=== DATASET EXCERPT ===

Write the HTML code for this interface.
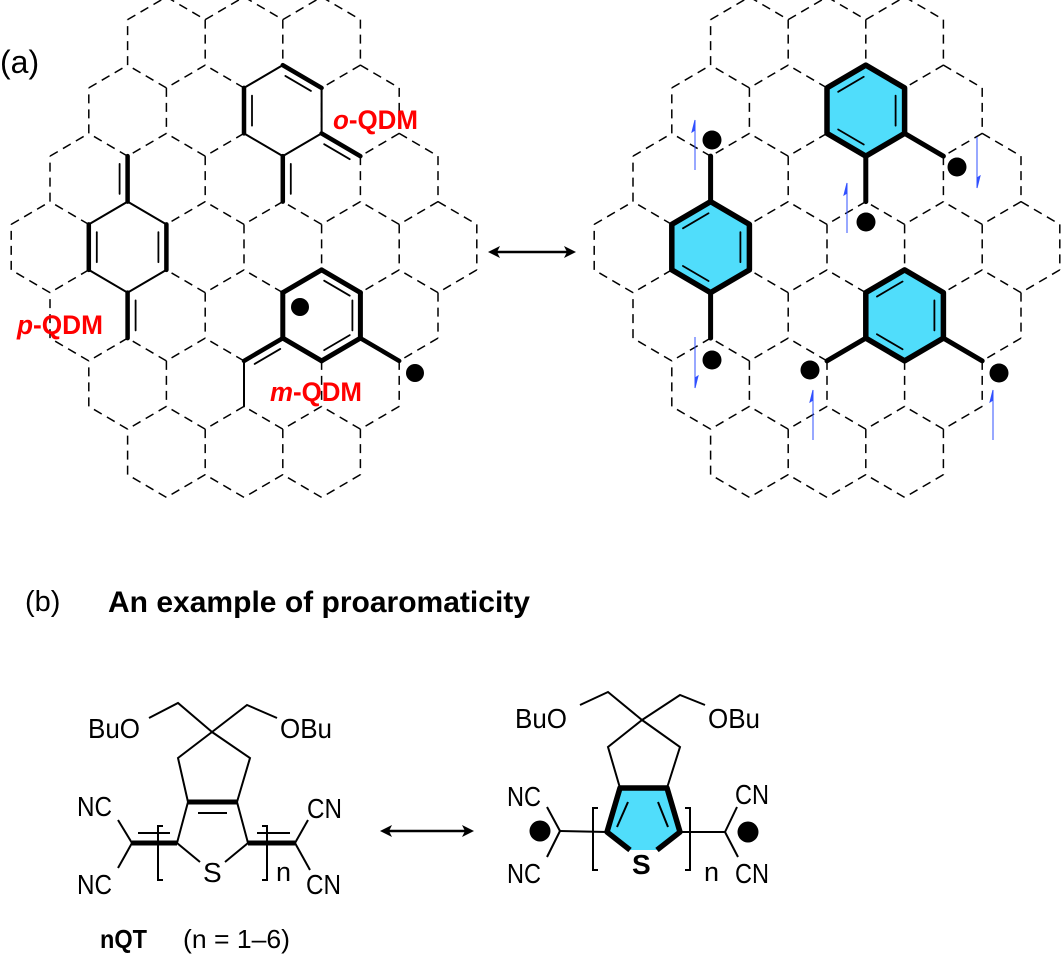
<!DOCTYPE html>
<html><head><meta charset="utf-8"><style>
html,body{margin:0;padding:0;background:#fff;}
svg{display:block;}
text{font-family:"Liberation Sans",sans-serif;}
</style></head><body>
<svg id="s" width="1061" height="958" viewBox="0 0 1061 958" xmlns="http://www.w3.org/2000/svg">
<g id="grid" stroke="#000" stroke-width="1.5" stroke-dasharray="9,6" fill="none"></g>
<g id="mol" stroke="#000" fill="none" stroke-linecap="round"></g>
<g id="dots" fill="#000"></g>
<g id="spins" stroke="#3050ff" fill="#3050ff" stroke-width="1"></g>

<text x="0" y="73" font-size="32">(a)</text>
<text x="333" y="129" font-size="27" font-weight="bold" fill="#f00" textLength="85" lengthAdjust="spacingAndGlyphs"><tspan font-style="italic">o</tspan>-QDM</text>
<text x="17" y="334" font-size="27" font-weight="bold" fill="#f00" textLength="86" lengthAdjust="spacingAndGlyphs"><tspan font-style="italic">p</tspan>-QDM</text>
<text x="270" y="401" font-size="27" font-weight="bold" fill="#f00" textLength="92" lengthAdjust="spacingAndGlyphs"><tspan font-style="italic">m</tspan>-QDM</text>

<g stroke="#000" stroke-width="2.5"><line x1="496" y1="252" x2="568" y2="252"/></g>
<polygon points="488,252 500,246 497,252 500,258" fill="#000"/>
<polygon points="576,252 564,246 567,252 564,258" fill="#000"/>

<text x="25" y="611" font-size="29">(b)</text>
<text x="108" y="612" font-size="30" font-weight="bold" textLength="422" lengthAdjust="spacingAndGlyphs">An example of proaromaticity</text>

<g stroke="#000" stroke-width="2" fill="none">
<polyline points="149,718 178,703 212,732 247,705 277,718"/>
<polyline points="212,732 178,758 188,802"/>
<polyline points="212,732 250,758 237,802"/>
<line x1="198" y1="813" x2="227" y2="813"/>
<polyline points="188,802 177,843 200,862"/>
<polyline points="237,802 248,843 225,862"/>
<line x1="138" y1="833" x2="170" y2="833"/>
<line x1="257" y1="833" x2="290" y2="833"/>
<line x1="132" y1="843" x2="118" y2="820"/>
<line x1="132" y1="843" x2="118" y2="868"/>
<line x1="295" y1="843" x2="308" y2="820"/>
<line x1="295" y1="843" x2="310" y2="870"/>
<polyline points="163,826 158,826 158,880 163,880"/>
<polyline points="262,826 267,826 267,880 262,880"/>
</g>
<g stroke="#000" stroke-width="5"><line x1="188" y1="802" x2="237" y2="802"/><line x1="132" y1="843" x2="177" y2="843"/><line x1="248" y1="843" x2="295" y2="843"/></g>
<g font-size="28">
<text x="88" y="738" textLength="52" lengthAdjust="spacingAndGlyphs">BuO</text><text x="280" y="738" textLength="52" lengthAdjust="spacingAndGlyphs">OBu</text>
<text x="77" y="816" textLength="35" lengthAdjust="spacingAndGlyphs">NC</text><text x="77" y="894" textLength="35" lengthAdjust="spacingAndGlyphs">NC</text>
<text x="307" y="818" textLength="35" lengthAdjust="spacingAndGlyphs">CN</text><text x="306" y="894" textLength="35" lengthAdjust="spacingAndGlyphs">CN</text>
<text x="203" y="882">S</text>
<text x="276" y="881" font-size="27">n</text>
</g>
<text x="100" y="948" font-size="26" font-weight="bold" textLength="47" lengthAdjust="spacingAndGlyphs">nQT</text>
<text x="183" y="948" font-size="26" textLength="107" lengthAdjust="spacingAndGlyphs">(n = 1–6)</text>

<line x1="388" y1="831" x2="466" y2="831" stroke="#000" stroke-width="2.5"/>
<polygon points="380,831 392,825 389,831 392,837" fill="#000"/>
<polygon points="474,831 462,825 465,831 462,837" fill="#000"/>

<polygon points="620,788 667,788 680,832 657,850 630,850 607,832" fill="#50ddfb"/>
<g stroke="#000" stroke-width="2" fill="none">
<polyline points="580,705 608,692 642,720 680,695 705,705"/>
<polyline points="642,720 608,747 620,788"/>
<polyline points="642,720 680,747 667,788"/>
<line x1="628" y1="802" x2="617" y2="827"/>
<line x1="658" y1="802" x2="668" y2="827"/>
<line x1="560" y1="831" x2="607" y2="832"/>
<line x1="680" y1="832" x2="725" y2="832"/>
<line x1="560" y1="831" x2="547" y2="807"/>
<line x1="560" y1="831" x2="547" y2="857"/>
<line x1="725" y1="832" x2="737" y2="807"/>
<line x1="725" y1="832" x2="738" y2="857"/>
<polyline points="598,808 593,808 593,870 598,870"/>
<polyline points="685,808 690,808 690,870 685,870"/>
</g>
<g stroke="#000" stroke-width="5.5" fill="none" stroke-linejoin="round"><polyline points="630,850 607,832 620,788 667,788 680,832 657,850"/></g>
<circle cx="540" cy="831" r="10.5" fill="#000"/>
<circle cx="748" cy="832" r="10.5" fill="#000"/>
<g font-size="28">
<text x="515" y="728" textLength="52" lengthAdjust="spacingAndGlyphs">BuO</text><text x="708" y="728" textLength="52" lengthAdjust="spacingAndGlyphs">OBu</text>
<text x="507" y="806" textLength="34" lengthAdjust="spacingAndGlyphs">NC</text><text x="507" y="883" textLength="34" lengthAdjust="spacingAndGlyphs">NC</text>
<text x="735" y="804" textLength="34" lengthAdjust="spacingAndGlyphs">CN</text><text x="735" y="883" textLength="34" lengthAdjust="spacingAndGlyphs">CN</text>
<text x="632" y="874" font-weight="bold">S</text>
<text x="704" y="881" font-size="27">n</text>
</g>
</svg>
<script>
(function(){
var NS="http://www.w3.org/2000/svg";
var S=45.5,W=38.8;
var rowsN=[3,4,5,6,5,4,3];
var grid=document.getElementById('grid'),mol=document.getElementById('mol'),dots=document.getElementById('dots'),spins=document.getElementById('spins');
function el(p,tag,a){var e=document.createElementNS(NS,tag);for(var k in a)e.setAttribute(k,a[k]);p.appendChild(e);return e;}
function V(c,i){var a=[[0,-S],[W,-S/2],[W,S/2],[0,S],[-W,S/2],[-W,-S/2]][i];return [c[0]+a[0],c[1]+a[1]];}
function drawGrid(ox){
 var seen={};
 for(var r=0;r<7;r++){var j=(6-rowsN[r]);
  for(var k=0;k<rowsN[r];k++){
   var ix=j+2*k, iy=3*r;
   var off=[[0,-2],[1,-1],[1,1],[0,2],[-1,1],[-1,-1]];
   for(var i=0;i<6;i++){var a=off[i],b=off[(i+1)%6];
    var P=[ix+a[0],iy+a[1]],Q=[ix+b[0],iy+b[1]];
    var k1=P.join(',')+'|'+Q.join(','),k2=Q.join(',')+'|'+P.join(',');
    if(seen[k1]||seen[k2])continue;seen[k1]=1;
    var p=[50+ox+P[0]*W, 42.4+P[1]*S/2],q=[50+ox+Q[0]*W, 42.4+Q[1]*S/2];
    el(grid,'line',{x1:p[0],y1:p[1],x2:q[0],y2:q[1]});}}}
}
drawGrid(0);drawGrid(583);
function L(p,q,w){el(mol,'line',{x1:p[0],y1:p[1],x2:q[0],y2:q[1],'stroke-width':w});}
function I(p,q,ref,off){off=off||8;var dx=q[0]-p[0],dy=q[1]-p[1],len=Math.hypot(dx,dy);var nx=-dy/len,ny=dx/len;
 var mx=(p[0]+q[0])/2,my=(p[1]+q[1])/2;if((ref[0]-mx)*nx+(ref[1]-my)*ny<0){nx=-nx;ny=-ny;}
 var sh=0.17;var a=[p[0]+dx*sh+nx*off,p[1]+dy*sh+ny*off],b=[q[0]-dx*sh+nx*off,q[1]-dy*sh+ny*off];
 el(mol,'line',{x1:a[0],y1:a[1],x2:b[0],y2:b[1],'stroke-width':1.8});}
function add(p,d){return [p[0]+d[0],p[1]+d[1]];}
var T=4.5,t=2;
var RY=function(r){return 42.4+r*1.5*S;};
var o=[50+6*W,RY(1)];
[[0,1,T,1],[1,2,t,0],[2,3,t,0],[3,4,t,0],[4,5,T,1],[5,0,t,0]].forEach(function(e){L(V(o,e[0]),V(o,e[1]),e[2]);if(e[3])I(V(o,e[0]),V(o,e[1]),o);});
var a=V(o,2),b=add(a,[W,S/2]);L(a,b,T);I(a,b,[a[0],a[1]+40]);
a=V(o,3);b=add(a,[0,S]);L(a,b,T);I(a,b,[a[0]+20,a[1]+20]);
var p=[50+2*W,RY(3)];
[[0,1,t,0],[1,2,T,1],[2,3,t,0],[3,4,t,0],[4,5,T,1],[5,0,t,0]].forEach(function(e){L(V(p,e[0]),V(p,e[1]),e[2]);if(e[3])I(V(p,e[0]),V(p,e[1]),p);});
a=V(p,0);b=add(a,[0,-S]);L(a,b,T);I(a,b,[a[0]-20,a[1]-20]);
a=V(p,3);b=add(a,[0,S]);L(a,b,T);I(a,b,[a[0]+20,a[1]+20]);
var m=[50+7*W,RY(4)];
[[0,1,1],[1,2,1],[2,3,1],[3,4,0],[4,5,0],[5,0,0]].forEach(function(e){L(V(m,e[0]),V(m,e[1]),5);if(e[2])I(V(m,e[0]),V(m,e[1]),m);});
a=V(m,4);b=add(a,[-W,S/2]);L(a,b,T);I(a,b,[a[0],a[1]+40]);L(b,add(b,[0,S]),t);
a=V(m,2);L(a,add(a,[W,S/2]),T);
el(dots,'circle',{cx:300,cy:307,r:9});el(dots,'circle',{cx:415,cy:373,r:9});
function ring(c,subs){
 var pts=[];for(var i=0;i<6;i++)pts.push(V(c,i).join(','));
 el(mol,'polygon',{points:pts.join(' '),fill:'#50ddfb',stroke:'#000','stroke-width':5.5,'stroke-linejoin':'round'});
 [[5,0],[1,2],[3,4]].forEach(function(e){I(V(c,e[0]),V(c,e[1]),c,9);});
 subs.forEach(function(s){var a=V(c,s[0]);L(a,add(a,s[1]),5);});
}
ring([633+6*W,RY(1)],[[3,[0,S]],[2,[W,S/2]]]);
ring([633+2*W,RY(3)],[[0,[0,-S]],[3,[0,S]]]);
ring([633+7*W,RY(4)],[[4,[-W,S/2]],[2,[W,S/2]]]);
[[712,140],[866,222],[957,167],[712,360],[810,370],[999,373]].forEach(function(d){el(dots,'circle',{cx:d[0],cy:d[1],r:9.5});});
function spin(x,y1,y2,up){el(spins,'line',{x1:x,y1:y1,x2:x,y2:y2});
 if(up)el(spins,'polygon',{points:x+','+y1+' '+(x-3)+','+(y1+12)+' '+x+','+(y1+10)});
 else el(spins,'polygon',{points:x+','+y2+' '+(x+3)+','+(y2-12)+' '+x+','+(y2-10)});}
spin(695,120,170,1);spin(847,183,233,1);spin(977,137,188,0);spin(695,337,388,0);spin(813,390,440,1);spin(993,390,440,1);
})();
</script>
</body></html>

===

**PROBLEM STATEMENT:** Go from the first line of the listing to the line holding "example of proaromaticity</text>" and, please, transcribe those lines exactly, both included, with no pictures.

**WRITTEN SOLUTION:**
Write the HTML code for this interface.
<!DOCTYPE html>
<html><head><meta charset="utf-8"><style>
html,body{margin:0;padding:0;background:#fff;}
svg{display:block;}
text{font-family:"Liberation Sans",sans-serif;}
</style></head><body>
<svg id="s" width="1061" height="958" viewBox="0 0 1061 958" xmlns="http://www.w3.org/2000/svg">
<g id="grid" stroke="#000" stroke-width="1.5" stroke-dasharray="9,6" fill="none"></g>
<g id="mol" stroke="#000" fill="none" stroke-linecap="round"></g>
<g id="dots" fill="#000"></g>
<g id="spins" stroke="#3050ff" fill="#3050ff" stroke-width="1"></g>

<text x="0" y="73" font-size="32">(a)</text>
<text x="333" y="129" font-size="27" font-weight="bold" fill="#f00" textLength="85" lengthAdjust="spacingAndGlyphs"><tspan font-style="italic">o</tspan>-QDM</text>
<text x="17" y="334" font-size="27" font-weight="bold" fill="#f00" textLength="86" lengthAdjust="spacingAndGlyphs"><tspan font-style="italic">p</tspan>-QDM</text>
<text x="270" y="401" font-size="27" font-weight="bold" fill="#f00" textLength="92" lengthAdjust="spacingAndGlyphs"><tspan font-style="italic">m</tspan>-QDM</text>

<g stroke="#000" stroke-width="2.5"><line x1="496" y1="252" x2="568" y2="252"/></g>
<polygon points="488,252 500,246 497,252 500,258" fill="#000"/>
<polygon points="576,252 564,246 567,252 564,258" fill="#000"/>

<text x="25" y="611" font-size="29">(b)</text>
<text x="108" y="612" font-size="30" font-weight="bold" textLength="422" lengthAdjust="spacingAndGlyphs">An example of proaromaticity</text>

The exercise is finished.